Hoping to further court the company’s newest skeptics, Facebook on Wednesday also offered the visiting conservatives a deep dive into how its news gathering works and a roughly hourlong tour of the company’s sprawling campus. And it even gave them the chance to try some of its technology, such as its virtual reality headset, the Oculus Rift, according to schedule details obtained by POLITICO.

Afterward, some attendees described the meeting as positive: Cupp, from CNN, tweeted the group heard “strong commitments to address issues, as well as to work together on common goals.”

Since last week’s Gizmodo report, Facebook has taken flak from the Republican National Committee, which accused the company of “conservative censorship,” and from the Senate Commerce Committee, which pressed the social network to detail its news publishing practices. (Trump, who has used social media to fuel his presidential campaign, has yet to weigh in publicly.)

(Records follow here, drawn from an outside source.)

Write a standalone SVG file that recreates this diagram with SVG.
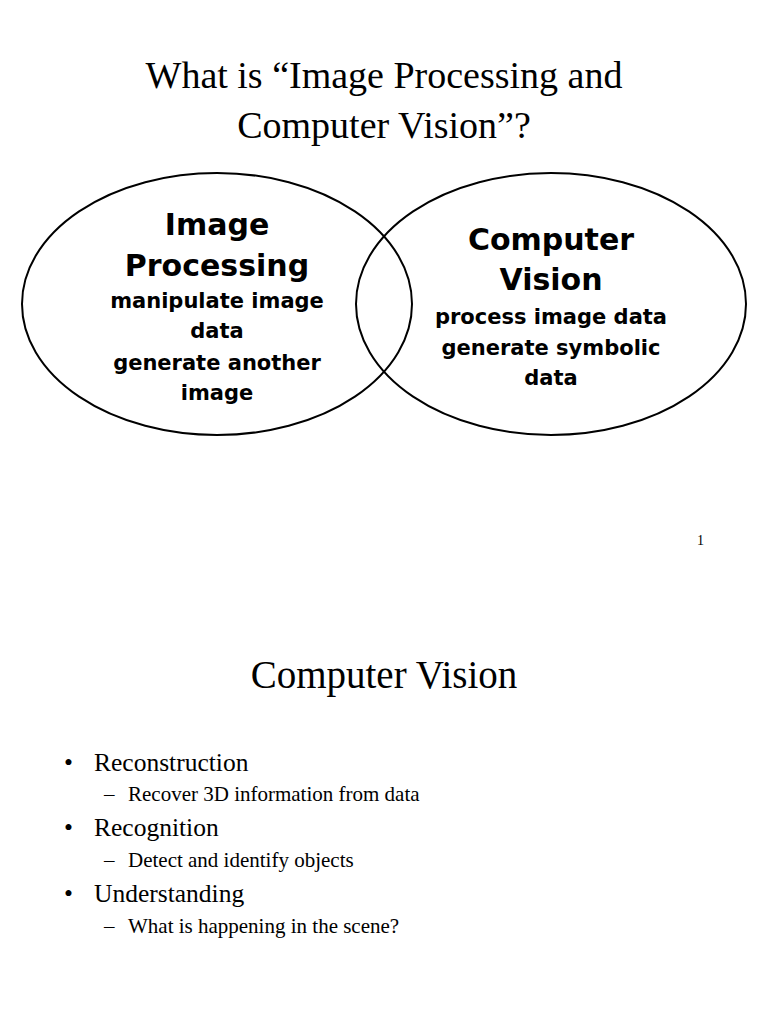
<svg xmlns="http://www.w3.org/2000/svg" width="768" height="1024" viewBox="0 0 768 1024">
<style>
.t{font-family:"Liberation Serif",serif;fill:#000}
.h{font-size:38px;text-anchor:middle}
.b{font-family:"DejaVu Sans",sans-serif;font-weight:bold;text-anchor:middle;fill:#000}
.big{font-size:30px}
.sm{font-size:21px}
.l1{font-size:25.5px}
.l2{font-size:21px}
ellipse{fill:none;stroke:#000;stroke-width:2}
</style>
<rect width="768" height="1024" fill="#fff"/>
<text class="t h" x="384" y="88">What is “Image Processing and</text>
<text class="t h" x="384" y="138">Computer Vision”?</text>
<g id="image-processing">
<ellipse cx="217" cy="304" rx="195" ry="131"/>
<text class="b big" x="217" y="235">Image</text>
<text class="b big" x="217" y="276">Processing</text>
<text class="b sm" x="217" y="308">manipulate image</text>
<text class="b sm" x="217" y="338">data</text>
<text class="b sm" x="217" y="370">generate another</text>
<text class="b sm" x="217" y="400">image</text>
</g>
<g id="computer-vision">
<ellipse cx="551" cy="304" rx="195" ry="131"/>
<text class="b big" x="551" y="250">Computer</text>
<text class="b big" x="551" y="290">Vision</text>
<text class="b sm" x="551" y="324">process image data</text>
<text class="b sm" x="551" y="355">generate symbolic</text>
<text class="b sm" x="551" y="385">data</text>
</g>
<g id="connectors"/>
<text class="t" x="697" y="545" font-size="14">1</text>
<text class="t" x="384" y="688" font-size="39" text-anchor="middle">Computer Vision</text>
<g class="t">
<text class="l1" x="64" y="771">•</text><text class="l1" x="94" y="771">Reconstruction</text>
<text class="l2" x="104" y="801">–</text><text class="l2" x="128" y="801">Recover 3D information from data</text>
<text class="l1" x="64" y="836">•</text><text class="l1" x="94" y="836">Recognition</text>
<text class="l2" x="104" y="867">–</text><text class="l2" x="128" y="867">Detect and identify objects</text>
<text class="l1" x="64" y="902">•</text><text class="l1" x="94" y="902">Understanding</text>
<text class="l2" x="104" y="933">–</text><text class="l2" x="128" y="933">What is happening in the scene?</text>
</g>
</svg>
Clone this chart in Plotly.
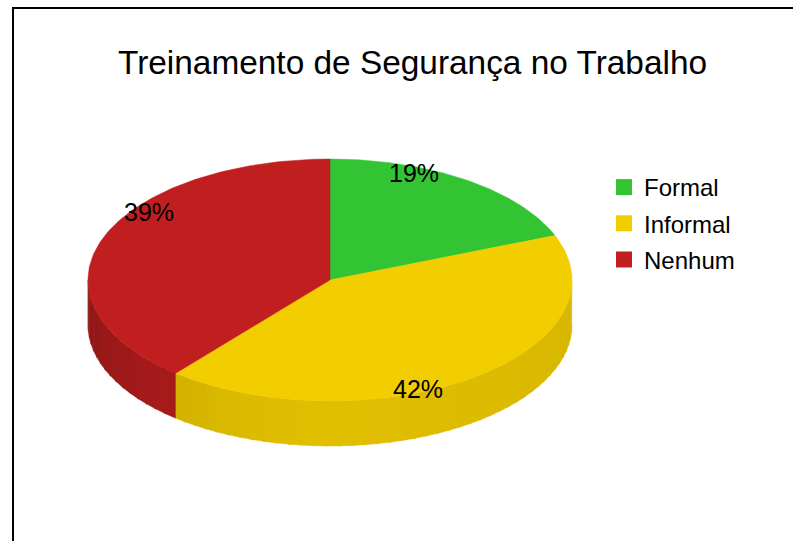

As it has scrambled to contain the political damage, Facebook has strongly rebutted the allegations while insisting that it is a neutral news platform — even as it has disclosed a previously unrevealed level of human intervention in the selection of stories for the “Trending” feature. The company over the past week has published its editorial guidelines, promised to answer lawmakers’ questions and methodically reached out to the RNC and other Republican organizations as it tries to preserve its crucial D.C. relationships.

Complicating the dispute is Zuckerberg’s history of liberal-leaning stances, including his push for immigration reform, his support for same-sex marriage and Facebook’s decision earlier this year to ban gun sales on its site. But the company has also tried in recent years to bolster its conservative ties, including hiring former George W. Bush adviser Joel Kaplan as its global public policy director.

This year, it is also participating in both the Republican and Democratic national conventions, despite calls by liberal activists for companies to boycott the GOP gathering because of Trump’s remarks about women and minorities — and Zuckerberg’s own opposition to the Republican front-runner’s policy positions.